Still, some patterns look robust even with those caveats. The authors report that without search access, performance collapses, which supports the idea that the tasks require live retrieval rather than memorized knowledge. They also report that when ambiguity is removed from the queries, accuracy rises by roughly 26.8 to 40.2 points depending on model. If replicated, that is a strong signal that ambiguity handling itself is the bottleneck.
The article also situates DiscoBench within a broader line of criticism around AI search reliability. The Decoder cites LiveBrowseComp as evidence that models can over-rely on prior knowledge and cites Halluhard for hallucination issues in source verification. Those are adjacent studies, not direct validations of DiscoBench, but they reinforce the view that browsing competence remains fragile.
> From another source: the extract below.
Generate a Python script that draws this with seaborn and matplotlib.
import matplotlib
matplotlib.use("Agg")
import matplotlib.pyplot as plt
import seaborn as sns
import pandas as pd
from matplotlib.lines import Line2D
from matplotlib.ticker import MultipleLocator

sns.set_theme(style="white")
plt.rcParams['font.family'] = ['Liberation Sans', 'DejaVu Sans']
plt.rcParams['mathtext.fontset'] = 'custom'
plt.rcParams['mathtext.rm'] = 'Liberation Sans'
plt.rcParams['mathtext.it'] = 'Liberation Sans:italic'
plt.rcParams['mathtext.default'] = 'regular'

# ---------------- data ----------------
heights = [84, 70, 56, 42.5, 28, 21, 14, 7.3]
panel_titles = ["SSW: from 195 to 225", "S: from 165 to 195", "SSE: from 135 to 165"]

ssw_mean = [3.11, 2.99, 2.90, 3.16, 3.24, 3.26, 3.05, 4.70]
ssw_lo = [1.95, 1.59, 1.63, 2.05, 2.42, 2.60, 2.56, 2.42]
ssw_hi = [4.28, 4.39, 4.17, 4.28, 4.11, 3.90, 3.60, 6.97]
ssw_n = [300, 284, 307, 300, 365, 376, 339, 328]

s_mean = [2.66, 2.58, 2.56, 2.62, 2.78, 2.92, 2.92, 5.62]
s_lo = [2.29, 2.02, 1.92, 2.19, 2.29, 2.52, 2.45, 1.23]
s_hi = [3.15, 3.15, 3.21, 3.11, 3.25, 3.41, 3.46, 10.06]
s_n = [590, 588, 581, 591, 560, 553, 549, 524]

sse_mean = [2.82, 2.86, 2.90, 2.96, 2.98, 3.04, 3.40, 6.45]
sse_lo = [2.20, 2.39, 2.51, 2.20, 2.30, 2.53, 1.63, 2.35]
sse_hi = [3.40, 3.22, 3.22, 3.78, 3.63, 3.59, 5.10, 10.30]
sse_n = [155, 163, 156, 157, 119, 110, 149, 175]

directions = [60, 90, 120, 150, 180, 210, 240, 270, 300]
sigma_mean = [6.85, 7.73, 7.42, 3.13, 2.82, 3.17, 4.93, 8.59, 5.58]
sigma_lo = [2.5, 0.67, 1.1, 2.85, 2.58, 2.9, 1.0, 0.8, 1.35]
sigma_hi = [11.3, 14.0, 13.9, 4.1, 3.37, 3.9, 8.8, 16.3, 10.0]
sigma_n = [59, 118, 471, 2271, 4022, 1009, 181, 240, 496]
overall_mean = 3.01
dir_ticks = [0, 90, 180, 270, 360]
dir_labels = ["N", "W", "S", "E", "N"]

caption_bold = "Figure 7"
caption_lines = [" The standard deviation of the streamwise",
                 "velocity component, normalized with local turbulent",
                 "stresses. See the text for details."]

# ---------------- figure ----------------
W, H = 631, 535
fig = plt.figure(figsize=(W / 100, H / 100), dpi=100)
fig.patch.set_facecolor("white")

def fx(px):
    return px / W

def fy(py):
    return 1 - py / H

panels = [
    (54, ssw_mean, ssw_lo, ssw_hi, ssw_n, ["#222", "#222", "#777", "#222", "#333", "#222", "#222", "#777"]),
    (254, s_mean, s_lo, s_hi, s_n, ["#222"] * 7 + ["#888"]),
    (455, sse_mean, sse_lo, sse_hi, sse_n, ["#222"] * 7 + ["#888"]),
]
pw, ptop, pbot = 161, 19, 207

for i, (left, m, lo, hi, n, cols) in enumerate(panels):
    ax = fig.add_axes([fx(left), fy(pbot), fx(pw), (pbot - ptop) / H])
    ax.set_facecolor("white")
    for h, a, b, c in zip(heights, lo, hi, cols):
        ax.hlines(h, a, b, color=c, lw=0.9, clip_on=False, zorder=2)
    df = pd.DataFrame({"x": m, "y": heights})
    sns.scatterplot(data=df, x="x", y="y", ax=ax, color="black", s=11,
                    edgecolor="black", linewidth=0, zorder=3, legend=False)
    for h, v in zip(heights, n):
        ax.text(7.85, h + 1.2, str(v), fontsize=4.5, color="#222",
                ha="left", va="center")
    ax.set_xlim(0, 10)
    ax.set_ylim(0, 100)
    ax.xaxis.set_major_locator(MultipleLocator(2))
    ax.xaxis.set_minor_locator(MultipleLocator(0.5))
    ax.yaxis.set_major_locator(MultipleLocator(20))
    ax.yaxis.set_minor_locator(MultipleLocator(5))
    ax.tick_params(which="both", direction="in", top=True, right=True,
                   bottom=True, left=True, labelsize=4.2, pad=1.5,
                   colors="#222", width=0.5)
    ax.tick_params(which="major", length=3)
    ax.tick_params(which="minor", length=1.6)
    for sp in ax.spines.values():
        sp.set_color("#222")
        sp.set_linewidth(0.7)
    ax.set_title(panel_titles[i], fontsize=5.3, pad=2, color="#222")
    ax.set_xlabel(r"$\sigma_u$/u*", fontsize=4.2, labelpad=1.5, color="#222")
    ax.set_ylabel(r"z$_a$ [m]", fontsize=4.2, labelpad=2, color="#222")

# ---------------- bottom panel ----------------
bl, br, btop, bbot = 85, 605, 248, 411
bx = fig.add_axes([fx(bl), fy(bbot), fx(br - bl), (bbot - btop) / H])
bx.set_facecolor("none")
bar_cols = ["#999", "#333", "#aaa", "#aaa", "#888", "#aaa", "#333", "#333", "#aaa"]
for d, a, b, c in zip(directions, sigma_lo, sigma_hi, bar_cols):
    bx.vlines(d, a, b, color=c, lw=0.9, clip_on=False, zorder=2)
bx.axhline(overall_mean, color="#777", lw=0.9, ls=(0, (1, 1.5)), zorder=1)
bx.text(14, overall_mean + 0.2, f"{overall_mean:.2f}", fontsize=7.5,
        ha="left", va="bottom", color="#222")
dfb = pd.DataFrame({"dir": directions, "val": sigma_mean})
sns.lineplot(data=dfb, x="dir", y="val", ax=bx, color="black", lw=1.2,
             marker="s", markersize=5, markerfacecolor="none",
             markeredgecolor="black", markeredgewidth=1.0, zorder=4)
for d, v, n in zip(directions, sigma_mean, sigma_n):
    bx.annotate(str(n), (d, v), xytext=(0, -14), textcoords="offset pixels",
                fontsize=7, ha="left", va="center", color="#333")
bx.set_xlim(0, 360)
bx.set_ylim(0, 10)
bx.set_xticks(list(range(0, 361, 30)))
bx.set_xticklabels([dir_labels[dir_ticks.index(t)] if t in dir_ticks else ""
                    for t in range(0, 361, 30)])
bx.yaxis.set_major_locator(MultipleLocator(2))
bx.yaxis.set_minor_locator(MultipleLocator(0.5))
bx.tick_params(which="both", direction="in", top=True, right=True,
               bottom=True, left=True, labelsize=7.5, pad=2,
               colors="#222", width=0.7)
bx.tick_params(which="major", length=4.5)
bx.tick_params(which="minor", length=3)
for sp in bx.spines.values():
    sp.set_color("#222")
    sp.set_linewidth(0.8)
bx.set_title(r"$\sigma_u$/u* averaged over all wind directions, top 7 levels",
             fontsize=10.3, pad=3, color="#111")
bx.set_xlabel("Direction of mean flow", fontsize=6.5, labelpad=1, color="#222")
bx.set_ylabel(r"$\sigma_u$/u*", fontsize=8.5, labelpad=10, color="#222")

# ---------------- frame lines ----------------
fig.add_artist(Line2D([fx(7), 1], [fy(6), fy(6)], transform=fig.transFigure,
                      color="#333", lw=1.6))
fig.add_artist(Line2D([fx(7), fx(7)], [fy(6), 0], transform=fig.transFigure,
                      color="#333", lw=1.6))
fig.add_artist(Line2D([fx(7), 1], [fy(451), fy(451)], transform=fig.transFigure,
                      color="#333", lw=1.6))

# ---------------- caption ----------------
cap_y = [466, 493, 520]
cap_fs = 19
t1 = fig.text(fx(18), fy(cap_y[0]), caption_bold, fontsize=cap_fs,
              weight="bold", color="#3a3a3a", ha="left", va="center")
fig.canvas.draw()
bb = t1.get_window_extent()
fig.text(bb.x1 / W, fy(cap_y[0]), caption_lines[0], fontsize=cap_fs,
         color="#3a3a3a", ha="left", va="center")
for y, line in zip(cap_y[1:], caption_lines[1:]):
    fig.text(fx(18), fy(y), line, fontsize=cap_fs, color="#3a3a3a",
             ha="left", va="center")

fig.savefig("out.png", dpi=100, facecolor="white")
The findings arrive as vendors push different approaches to AI-assisted research. Anthropic has said Claude Opus 4.8 is tuned to flag uncertainty more often, according to The Decoder’s summary of the update. If that claim holds in independent testing, it would line up closely with the weakness DiscoBench is trying to expose.
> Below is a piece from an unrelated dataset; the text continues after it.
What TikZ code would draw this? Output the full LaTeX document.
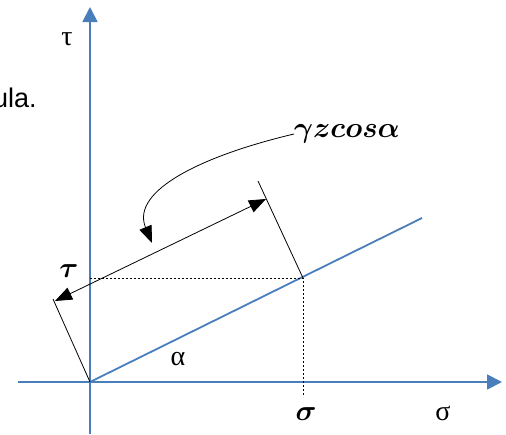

Perplexity, meanwhile, has been exploring Search as Code, an approach that lets models express search workflows as Python programs rather than relying only on prebuilt search API patterns. That may help with planning and verification, but DiscoBench suggests a separate question remains unresolved: can the system recognize when the missing information is not on the web at all, but still in the user’s head?
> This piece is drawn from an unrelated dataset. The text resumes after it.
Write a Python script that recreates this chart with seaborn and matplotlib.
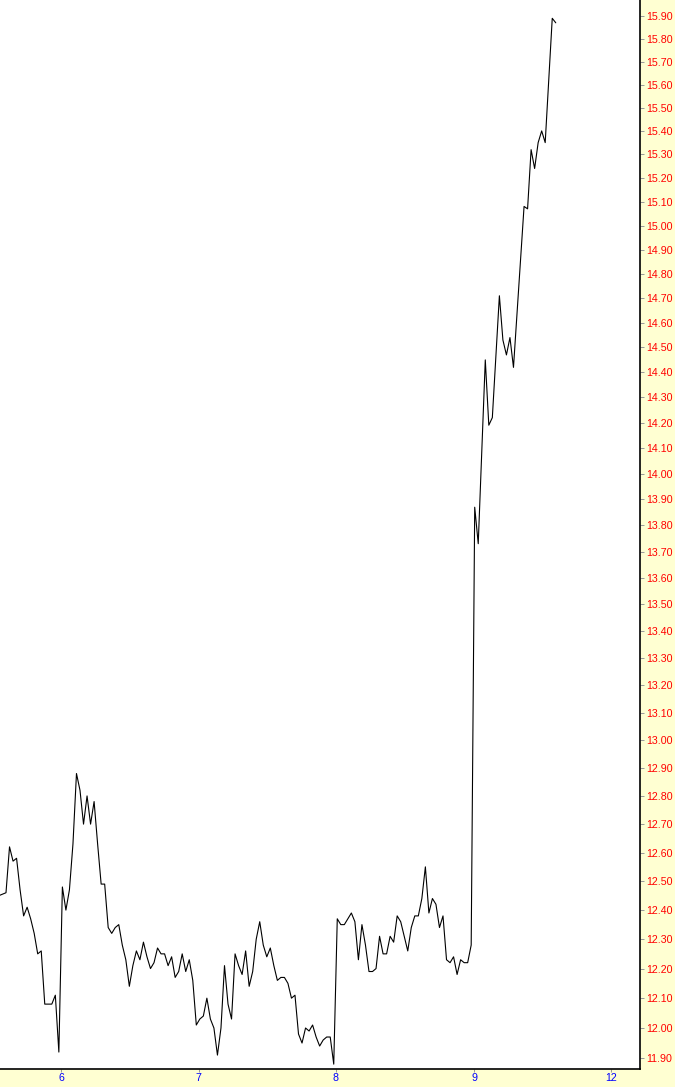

For teams evaluating AI agents, this creates a more nuanced procurement checklist. Comparing benchmark scores on search-heavy tasks is no longer enough. Buyers may need to test whether a product can pause, identify the ambiguity type, ask a compact clarifying question, and resume the task without resetting context. In regulated or high-stakes domains, that capability may be more important than raw retrieval speed.
The next signal to watch is whether Tencent Hunyuan and Tsinghua University publish broader documentation, code, or public examples for DiscoBench. Independent replication will matter, especially across English-language tasks and with real user studies.
It will also be worth watching whether model providers start reporting clarification metrics alongside retrieval and reasoning benchmarks. A useful standard might include ambiguity detection, question quality, recovery rate after clarification, and failure modes by domain.
On the product side, look for changes in AI agent interfaces. If vendors begin making clarification a visible, intentional part of the user experience rather than an occasional interruption, that would suggest the market is taking this category of failure seriously.
Finally, keep an eye on whether systems like Claude Opus 4.8, Gemini 3.1 Pro, or GPT 5.4 show measurable gains on ambiguity-heavy tasks in independent testing. The competitive edge in AI search may increasingly come from restraint and dialogue, not just from more tools.
DiscoBench is a useful reminder that many AI product failures start before retrieval, not after it. Teams often optimize for better search connectors, bigger context windows, and more elaborate agent loops. But if the model accepts an ambiguous brief and runs with it, the whole stack can produce polished irrelevance.
For builders, the practical takeaway is simple: treat clarification as core infrastructure. The winning systems in AI search may be the ones that know when to stop, ask one sharp question, and only then continue. That is less flashy than autonomous browsing, but for enterprise AI and user trust, it is probably the more important capability.